The inherent relationship creates a potential conflict of interest, allowing the parties to set non-market prices. This could manifest as a below-market sale of real estate to a family member or a multinational corporation charging inflated fees to a foreign subsidiary. Because the parties are not negotiating against each other, the resulting terms might not reflect economic reality.
The primary mandate for the arm’s length standard is to prevent the avoidance of US taxes and ensure fair income allocation. Section 482 grants the IRS the authority to reallocate income, deductions, or allowances between controlled entities to accurately reflect income. This reallocation is the government’s mechanism to counter profit shifting.
Multinational enterprises use non-arm’s length pricing, known as transfer pricing, to shift profits from high-tax jurisdictions, like the United States, to subsidiaries in low-tax jurisdictions. A company might charge its US entity an artificially high royalty fee for intellectual property held by its foreign subsidiary. This inflated expense reduces the US entity’s taxable income, lowering its US tax liability.
In the individual context, transactions that violate the standard are scrutinized for gift or estate tax avoidance. If a parent sells a valuable asset to a child for substantially less than fair market value, the IRS may treat the difference as a taxable gift. For 2024, the annual gift tax exclusion is $18,000 per recipient; transfers exceeding this amount may require filing Form 709.
Compliance with the arm’s length principle is essential for protecting the interests of minority shareholders in public companies. It ensures that related-party transactions do not unfairly siphon value away from the main entity to benefit controlling interests.
Establishing compliance requires demonstrating that the terms of a controlled transaction are comparable to those of an uncontrolled transaction. The regulations endorse several specific methods for this analysis, known as transfer pricing methods. The most reliable method, based on the specific facts and circumstances, must be selected for documentation.
The Comparable Uncontrolled Price (CUP) Method is the most direct and reliable benchmark when conditions allow. It compares the price charged for property or services in a controlled transaction to the price charged in a comparable uncontrolled transaction. High comparability is required, meaning the products, contractual terms, and economic circumstances must be nearly identical.
The Resale Price Method (RPM) is used for distributors who buy a product from a related party and sell it to an independent third party. It determines an arm’s length price by subtracting a gross profit margin from the resale price. The appropriate gross profit margin is derived from comparable uncontrolled transactions or companies performing similar functions.

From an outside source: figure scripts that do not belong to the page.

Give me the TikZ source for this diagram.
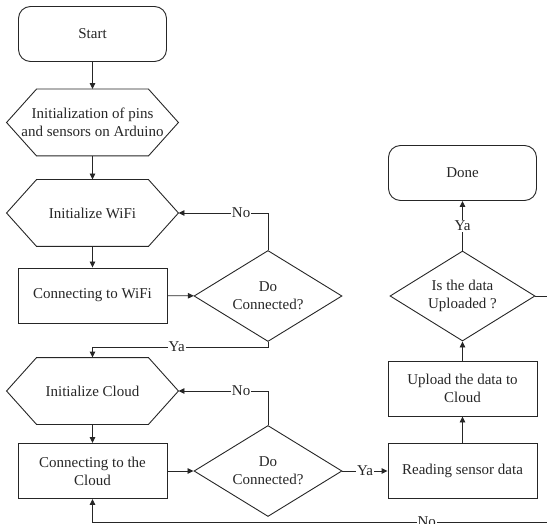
\documentclass[tikz,border=0pt]{standalone}
\usepackage{fontspec}
\setmainfont{Liberation Serif}
\usetikzlibrary{shapes.geometric,arrows.meta}

\begin{document}
\begin{tikzpicture}[x=1pt,y=-1pt,line width=0.9pt,color=black!85,
	font=\fontsize{15}{18}\selectfont,
	term/.style={draw,rounded corners=12pt,minimum width=148pt,minimum height=55pt,inner sep=0pt},
	proc/.style={draw,minimum width=149pt,minimum height=55pt,inner sep=0pt,align=center},
	hexa/.style={minimum width=171pt,minimum height=66pt,inner sep=0pt,align=center},
	dec/.style={draw,diamond,aspect=1.6,minimum width=148pt,minimum height=91pt,inner sep=0pt,align=center},
	arr/.style={-{Triangle[length=6pt,width=5.5pt]}},
	lbl/.style={fill=white,inner sep=1pt}]
	\useasboundingbox (0,0) rectangle (547,524);
	\clip (0,0) rectangle (547,524);
	\node[term] (start) at (92.5,34) {Start};
	\node[hexa] (pins) at (92.5,122.5) {Initialization of pins\\and sensors on Arduino};
	\node[hexa] (wifi) at (92.5,213) {Initialize WiFi};
	\node[proc] (cwifi) at (92.5,295.5) {Connecting to WiFi};
	\node[dec] (d1) at (268,296) {Do\\Connected?};
	\node[hexa] (cloud) at (92.5,391) {Initialize Cloud};
	\node[proc] (ccloud) at (92.5,471) {Connecting to the\\Cloud};
	\node[dec] (d2) at (268,471) {Do\\Connected?};
	\node[proc] (read) at (462.5,471) {Reading sensor data};
	\node[proc] (upload) at (462.5,388.5) {Upload the data to\\Cloud};
	\node[dec,minimum width=145pt,minimum height=90pt] (d3) at (462.5,296) {Is the data\\Uploaded ?};
	\node[term] (done) at (462.5,173) {Done};
	\coordinate (back) at (570,522);
	\foreach \h in {pins,wifi,cloud}
		\draw (\h.west) -- ([xshift=30pt]\h.north west) -- ([xshift=-30pt]\h.north east) -- (\h.east)
			-- ([xshift=-30pt]\h.south east) -- ([xshift=30pt]\h.south west) -- cycle;
	\draw[arr] (start) -- (pins);
	\draw[arr] (pins) -- (wifi);
	\draw[arr] (wifi) -- (cwifi);
	\draw[arr] (cwifi) -- (d1);
	\draw[arr] (d1.north) |- node[lbl,pos=0.65] {No} (wifi.east);
	\draw[arr] (d1.south) -- ++(0,5) -| node[lbl,pos=0.26] {Ya} (cloud.north);
	\draw[arr] (cloud) -- (ccloud);
	\draw[arr] (ccloud) -- (d2);
	\draw[arr] (d2.north) |- node[lbl,pos=0.65] {No} (cloud.east);
	\draw[arr] (d2) -- node[lbl] {Ya} (read);
	\draw[arr] (read) -- (upload);
	\draw[arr] (upload) -- (d3);
	\draw[arr] (d3) -- node[lbl] {Ya} (done);
	\draw[arr] (d3.east) -| (back) -| node[lbl,pos=0.15] {No} (ccloud.south);
\end{tikzpicture}
\end{document}
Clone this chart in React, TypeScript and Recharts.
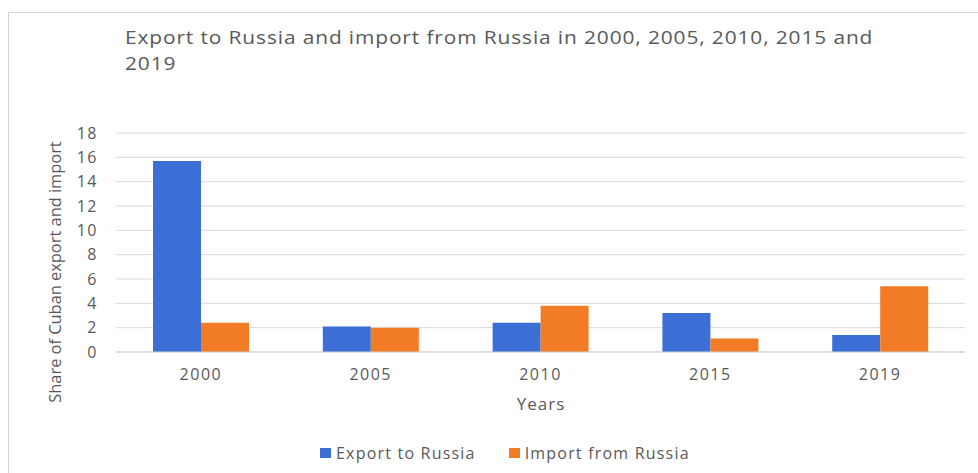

The Cost Plus Method (CPM) is applied to controlled transactions involving manufacture, assembly, or provision of services. This method starts with the costs incurred by the supplier and adds an appropriate gross profit markup. The appropriate markup is determined by reference to the gross profit markups achieved by comparable uncontrolled parties.
The Transactional Net Margin Method (TNMM), known as the Comparable Profits Method (CPM), examines the net profit margin realized from a controlled transaction. This net margin is compared to the net margins of comparable, independent companies. The TNMM/CPM is generally applied to the least complex party in a transaction, such as a routine manufacturer or distributor.
This method uses a Profit Level Indicator (PLI), such as the ratio of operating profit to sales or the return on assets, to test the arm’s length nature of the result. When unique intangible assets are involved, the Profit Split Method is employed. It divides the combined operating profit from a controlled transaction among the related parties based on their relative contributions.
If the IRS audits a taxpayer and determines that a controlled transaction was not conducted at arm’s length, it is authorized to make a transfer pricing adjustment. This adjustment reallocates income between the related parties, increasing the US entity’s taxable income and resulting in an underpayment of tax. The taxpayer is responsible for the back taxes plus interest.
Taxpayers face significant financial penalties for substantial valuation misstatements under Section 6662. A substantial valuation misstatement occurs when the price determined in a controlled transaction is 200% or more, or 50% or less, of the correct arm’s length price. This misstatement triggers an accuracy-related penalty equal to 20% of the resulting tax underpayment.
The penalty increases to 40% for a gross valuation misstatement, which occurs when the reported price is 400% or more, or 25% or less, of the correct arm’s length price. Taxpayers can avoid these penalties by demonstrating a good-faith effort to comply and maintaining comprehensive, contemporaneous transfer pricing documentation. This documentation must clearly outline the chosen pricing method and demonstrate its reasonable application based on the “best method rule.”